According to the latest research conducted by the University of Eastern Finland, difficulties in initiating or maintaining sleep are associated with an increased risk of dementia*.
Dr Marilyn Glenville, the UK’s leading Nutritionist explains in her new book Natural Solutions for Dementia and Alzheimer’s (www.marilynglenville.com) “Too little sleep increases your risk for Alzheimer’s because beta-amyloid protein is cleared away during sleep when your cerebrospinal fluid washes out toxins from your body.” This basically means that the shorter you sleep, the less time your body has to get rid of beta-amyloid plaque build-up, which is toxic to neurons in the brain and can eventually cause Dementia.
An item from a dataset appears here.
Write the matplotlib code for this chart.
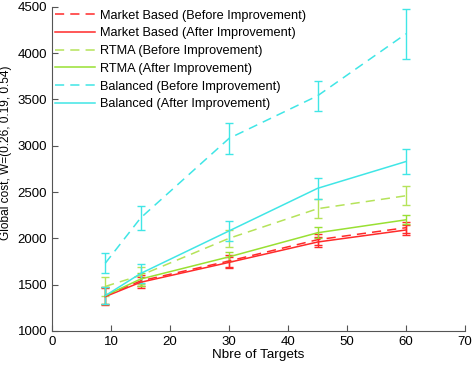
import matplotlib
matplotlib.use('Agg')
import matplotlib.pyplot as plt
from matplotlib.lines import Line2D

plt.rcParams['font.family'] = ['Liberation Sans', 'DejaVu Sans']

# nombre de cibles
targets = [9, 15, 30, 45, 60]

# couts moyens
market_before = [1380, 1540, 1755, 1985, 2115]
market_after = [1370, 1525, 1740, 1960, 2090]
rtma_before = [1480, 1600, 2000, 2320, 2460]
rtma_after = [1380, 1560, 1800, 2060, 2200]
balanced_before = [1730, 2220, 3080, 3540, 4210]
balanced_after = [1380, 1620, 2080, 2540, 2830]

# ecarts (barres d'erreur)
market_before_err = [90, 60, 60, 60, 60]
market_after_err = [90, 60, 60, 50, 50]
rtma_before_err = [100, 90, 90, 100, 100]
rtma_after_err = [90, 70, 50, 60, 50]
balanced_before_err = [110, 130, 170, 160, 270]
balanced_after_err = [90, 100, 110, 110, 140]

red = '#ff2a2a'
green = '#99e033'
green_light = '#b5e35a'
cyan = '#40e6e6'

series = [
    ('Market Based (Before Improvement)', market_before, market_before_err, red, '--'),
    ('Market Based (After Improvement)', market_after, market_after_err, red, '-'),
    ('RTMA (Before Improvement)', rtma_before, rtma_before_err, green_light, '--'),
    ('RTMA (After Improvement)', rtma_after, rtma_after_err, green, '-'),
    ('Balanced (Before Improvement)', balanced_before, balanced_before_err, cyan, '--'),
    ('Balanced (After Improvement)', balanced_after, balanced_after_err, cyan, '-'),
]

fig = plt.figure(figsize=(4.74, 3.66), dpi=100)
ax = fig.add_axes([0.11, 0.096, 0.871, 0.885])

handles = []
for label, vals, err, col, ls in series:
    dash = (6, 4) if ls == '--' else (None, None)
    ax.errorbar(targets, vals, yerr=err, color=col, linestyle=ls, linewidth=1.1,
                elinewidth=1.0, capsize=3, capthick=1.0, dashes=dash)
    handles.append(Line2D([], [], color=col, linestyle=ls, linewidth=1.1,
                          dashes=dash, label=label))

ax.set_xlim(0, 70)
ax.set_ylim(1000, 4500)
ax.set_xticks(range(0, 71, 10))
ax.set_yticks(range(1000, 4501, 500))
ax.spines['top'].set_visible(False)
ax.spines['right'].set_visible(False)
ax.spines['left'].set_color('#555555')
ax.spines['bottom'].set_color('#555555')
ax.tick_params(direction='in', length=4, labelsize=9.5, color='#555555')
ax.tick_params(axis='x', pad=3.5)
ax.set_xlabel('Nbre of Targets', fontsize=9.7, va='baseline')
ax.xaxis.set_label_coords(0.5, -0.085)
ax.set_ylabel('Global cost, W=(0.26, 0.19, 0.54)', fontsize=8.6)
ax.yaxis.set_label_coords(-0.097, 0.55)

ax.legend(handles=handles, loc='upper left', bbox_to_anchor=(0.007, 0.992),
          frameon=False, fontsize=9.2, handlelength=3.1, labelspacing=0.45,
          borderaxespad=0, handletextpad=0.4, borderpad=0)

fig.savefig('out.png', dpi=100)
Your sleeping position matters
Getting good amounts of good-quality sleep is crucial (aim for six to eight hours uninterrupted sleep every night). However, according to Dr Glenville your sleeping position also matters. “When you sleep on your side, your body seems more able to remove the build-up of so-called ‘brain waste’ chemicals, such as beta- amyloid proteins, that are thought to contribute to this and other neurological diseases such as Parkinson’s.”
Sleep hygiene
If you are not already sleeping well, you should look at your bedtime routine. Poor ‘sleep hygiene’ is the most common cause of insomnia and disturbed sleep. “Your busy, active brain needs to be treated like a dimmer switch and allowed to wind down slowly. Ideally, you should allow about 40 minutes to switch off with whatever relaxing routine you find most helpful”, says Glenville.
But before you do any of that, you need to switch off your TV, phone and tablet – at least an hour (ideally two) before you intend to go to bed. Marilyn says, “This is not just about bombarding your brain with information just before you try to sleep, there are physical factors at work: backlit screens emit blue light that interferes with your body’s production of melatonin, the hormone that regulates your body’s circadian rhythm, the 24- hour rhythm of day and night.”
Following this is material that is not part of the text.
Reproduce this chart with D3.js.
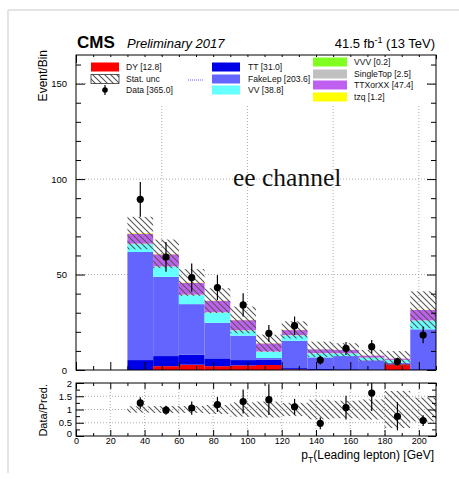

As it goes, exposure to bright light of any colour before bed will suppress your melatonin production. However, the blue light is worst of all. “Studies show that sitting in bright light compared to a dim light delays melatonin onset and shortens melatonin exposure by up to 90 minutes – that is, it takes a full hour and a half for the effects of bright-light exposure to wear off and melatonin to kick in and make you feel sleepy” Dr Glenville adds.